Reiche aber nutzte die Gelegenheit, um die »ungesteuerte Stromproduktion durch die Erneuerbaren« zu kritisieren. Der angeblich zu teure Ausbau erneuerbarer Energien soll »markt- und systemdienlich« gesteuert, also verlangsamt werden – schließlich werde ja weniger Strom gebraucht. Entfallen soll etwa die festgesetzte Einspeisevergütung für neue Solaranlagen, zudem sollen, um die Kapazitätsschwankungen bei erneuerbaren Energien auszugleichen, Gaskraftwerke gebaut werden. Investitionen in Kapazitäten und Technologien der Stromspeicherung wären sinnvoller, doch die so gerne beschworene »Innovationsfreude« und »Technologieoffenheit« ist für die Union nur da von Belang, wo mit diesen Schlagworten länger an Nutzung fossiler Brennstoffe festgehalten werden soll – wie etwa bei der CO2-Abscheidung und -Speicherung, die Reiche ebenfalls fördern will.

Verbrennerverbot aufheben

So will die Wirtschaftsministerin »Verlässlichkeit, Versorgungssicherheit, Bezahlbarkeit und Kostentragfähigkeit des Energiesystems für unseren Wirtschaftsstandort ins Zentrum rücken«. Dass Verzögerungen beim Klimaschutz sich gesamtwirtschaftlich wegen der jährlich steigenden Kosten von häufiger werdendem Extremwetter samt dazugehörigen Naturkatastrophen nicht rechnen, ist hinlänglich bekannt. Und ob man den Unternehmen mit solcher Zögerlichkeit einen Gefallen tut, ist ebenfalls fraglich, insbesondere im Fall der Autoindustrie, die sich vielleicht gerade noch rechtzeitig zu Investitionen in Elektromobilität bequemt hat.

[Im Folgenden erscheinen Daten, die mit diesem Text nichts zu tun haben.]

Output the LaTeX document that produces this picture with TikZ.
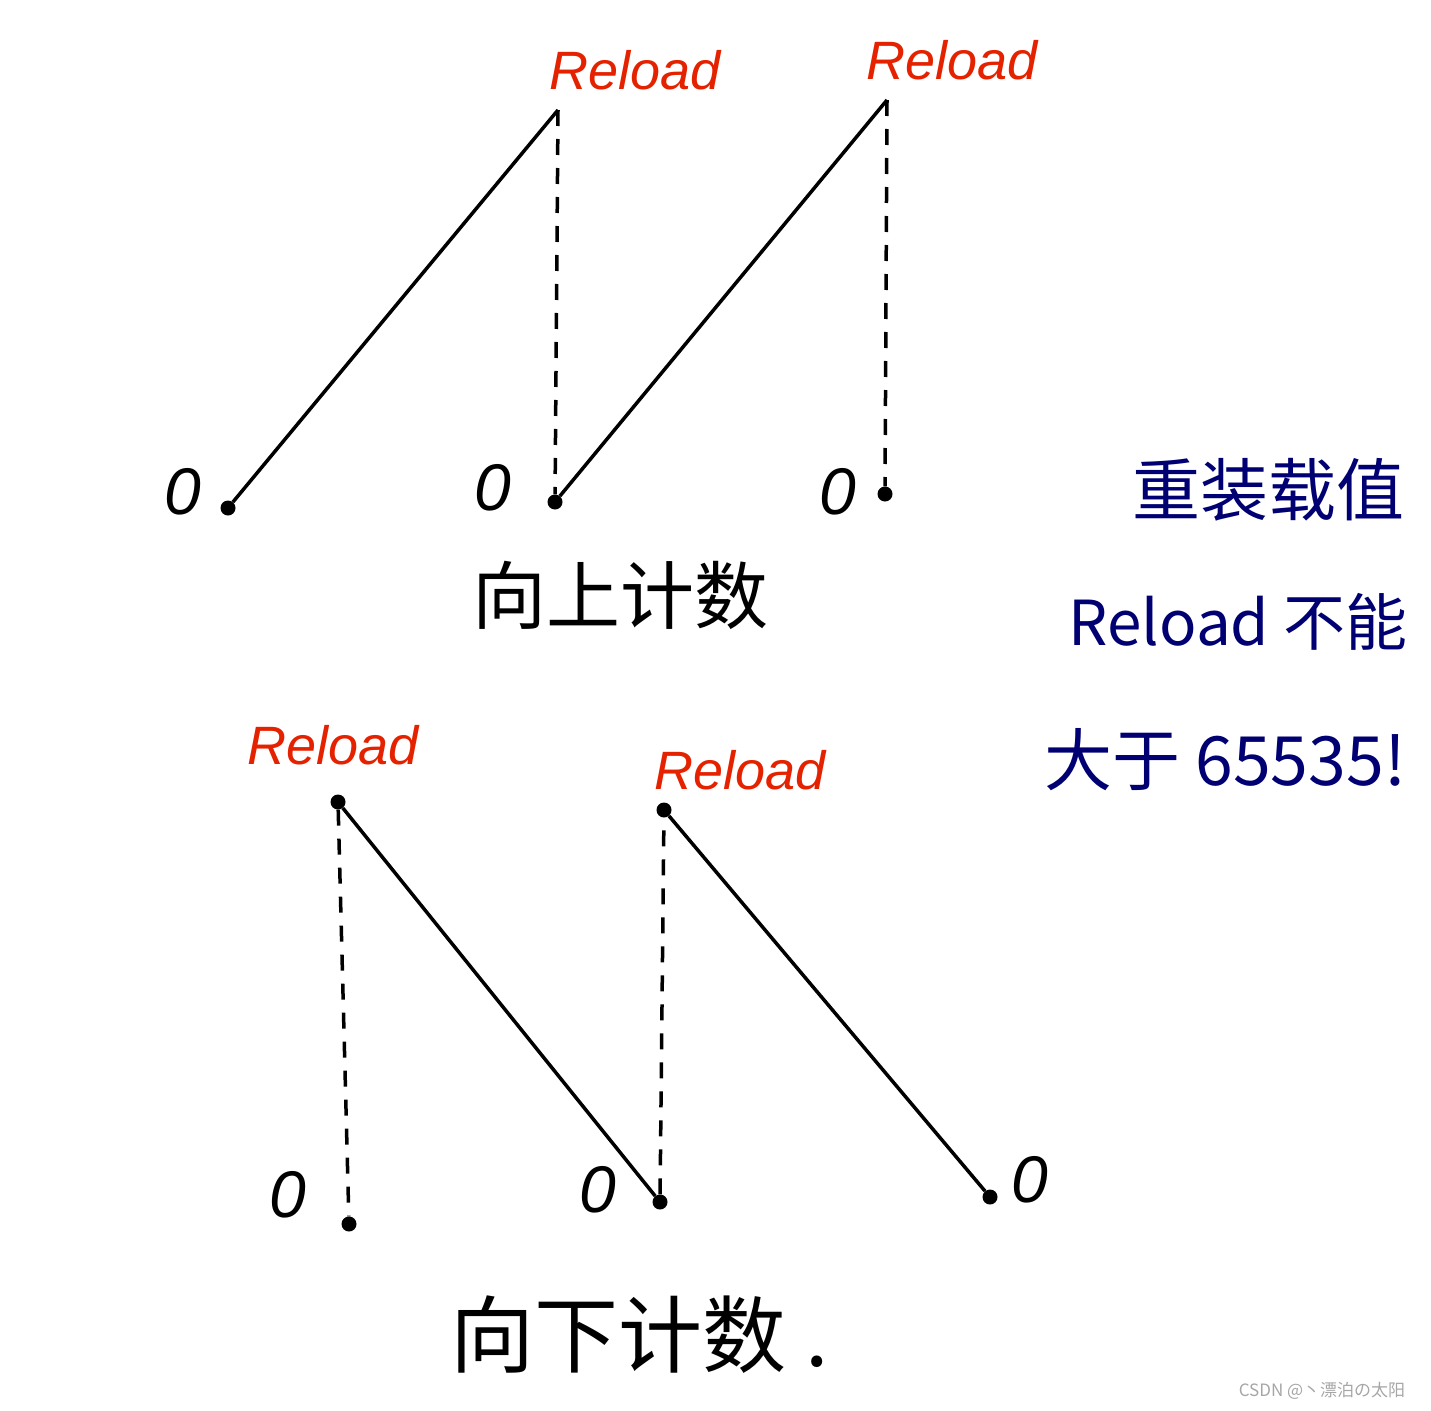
\documentclass[tikz,border=0pt]{standalone}
\usepackage{fontspec}
\setmainfont{Liberation Sans}
\newfontfamily\cjk{Noto Sans CJK SC}
\begin{document}
\begin{tikzpicture}[x=1pt,y=-1pt,
  solidl/.style={line width=3.5pt},
  dashl/.style={line width=3.5pt,dash pattern=on 16pt off 13pt},
  dotn/.style={circle,fill=black,inner sep=0pt,minimum size=15pt},
  zero/.style={font=\fontsize{66}{66}\selectfont\itshape},
  rel/.style={text=red!70!orange!90!black,font=\fontsize{54}{54}\selectfont\itshape},
  cn/.style={font=\cjk\fontsize{74}{74}\selectfont},
  nv/.style={text=blue!45!black,font=\cjk\fontsize{68}{68}\selectfont}]
\useasboundingbox (0,0) rectangle (1431,1410);
% top
\node[dotn] (a) at (228,508) {};
\coordinate (ta) at (558,110);
\node[dotn] (b) at (555,502) {};
\coordinate (tb) at (887,100);
\node[dotn] (c) at (885,494) {};
\draw[solidl] (a) -- (ta);
\draw[dashl] (ta) -- (b);
\draw[solidl] (b) -- (tb);
\draw[dashl] (tb) -- (c);
\node[zero] (z1) at (183,492) {0};
\node[zero] (z2) at (493,488) {0};
\node[zero] (z3) at (838,492) {0};
\node[rel] (r1) at (635,70) {Reload};
\node[rel] (r2) at (952,60) {Reload};
\node[cn] (up) at (620,595) {向上计数};
% bottom
\node[dotn] (d) at (338,802) {};
\node[dotn] (e) at (349,1224) {};
\node[dotn] (f) at (660,1202) {};
\node[dotn] (g) at (664,810) {};
\node[dotn] (h) at (990,1197) {};
\draw[dashl] (d) -- (e);
\draw[solidl] (d) -- (f);
\draw[dashl] (f) -- (g);
\draw[solidl] (g) -- (h);
\node[zero] (z4) at (288,1195) {0};
\node[zero] (z5) at (598,1190) {0};
\node[zero] (z6) at (1030,1180) {0};
\node[rel] (r3) at (333,745) {Reload};
\node[rel] (r4) at (740,770) {Reload};
\node[cn,font=\cjk\fontsize{84}{84}\selectfont] (down) at (640,1335) {向下计数 .};
% right note
\node[nv] (n1) at (1268,490) {重装载值};
\node[nv,font=\cjk\fontsize{62}{62}\selectfont] (n2) at (1238,622) {\itshape Reload 不能};
\node[nv] (n3) at (1225,760) {大于 65535!};
\node[text=gray!70,font=\cjk\fontsize{17}{17}\selectfont] (wm) at (1322,1391) {CSDN @丶漂泊の太阳};
\end{tikzpicture}
\end{document}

Anfang September, kurz vor Beginn der Internationalen Automobil-Ausstellung in München, forderte Söder, das ab 2035 geplante EU-weite Verbot für Neuzulassungen von Autos mit Verbrennungsmotoren aufzuheben. »In vielen Märkten weltweit wird es weiterhin hochmoderne Verbrenner geben«, behauptete der bayerische Ministerpräsident. Doch nicht nur auf dem für die deutsche Autoindustrie unverzichtbaren chinesischen Markt geht der Trend zur Elektromobilität, Äthiopien etwa untersagt bereits die Einfuhr von Fahrzeugen mit Verbrennungsmotor, um die Kosten für Energieimporte zu senken und stattdessen den im Land mit Wasserkraft produzierten Strom zu nutzen.

Mitte September sekundierte Söders Parteifreund Manfred Weber, Präsident und Fraktionsvorsitzender der Europäischen Volkspartei, des Zusammenschlusses der konservativen Parteien im Europaparlament. Er verspreche »den Europäern das Aus vom Verbrenner-Aus«, denn die »ideologischen Fehler der vergangenen Legislaturperiode müssen korrigiert werden« – das klang schon ein wenig nach Trump. Und die versprochene Korrektur dürfte, sofern Grüne und Sozialdemokratie der Klimapolitik nicht gänzlich entsagen, nur möglich sein, wenn die EVP gemeinsam mit Parteien der extremen Rechten stimmt.

Kampf gegen den Klimaschutz Teil des »Kulturkampfs«

Für die extreme Rechte ist der röhrende Verbrennungsmotor ein unverzichtbares maskulinistisches Symbol, der Kampf gegen den Klimaschutz ist Teil des »Kulturkampfs«. Man kann darüber rätseln, ob Unionspolitiker mit derzeit noch dezenterer Rhetorik als Trump da nur mitziehen, um die AfD zu schwächen, oder Morgenluft wittern für eine Politik, die sie selbst schon immer wünschten. Und darüber, was eigentlich die SPD will, die, man bemerkt es selten, ja im Bund mitregiert.

Jedenfalls hat Trump, dem man einen gewissen politischen Instinkt nicht absprechen kann, auf seine Art den richtigen Punkt getroffen: Deutschland hat nach den USA und China das dritthöchste Bruttoinlandsprodukt der Welt, ist der Staat mit dem größten Einfluss in der EU und hat nun eine neue Führung, die geneigt sein könnte, eine klimapolitische Wende einzuleiten und auch in der EU durchzusetzen. Dies dürfte in den kommenden Jahren geschehen, auch wenn man dabei kein großes Aufsehen erregen wird wollen. Doch wenn der Klimaschutz mit dem »Aus vom Verbrenner-Aus« und anderen Maßnahmen verzögert und hintertrieben wird, läuft es genau darauf hinaus.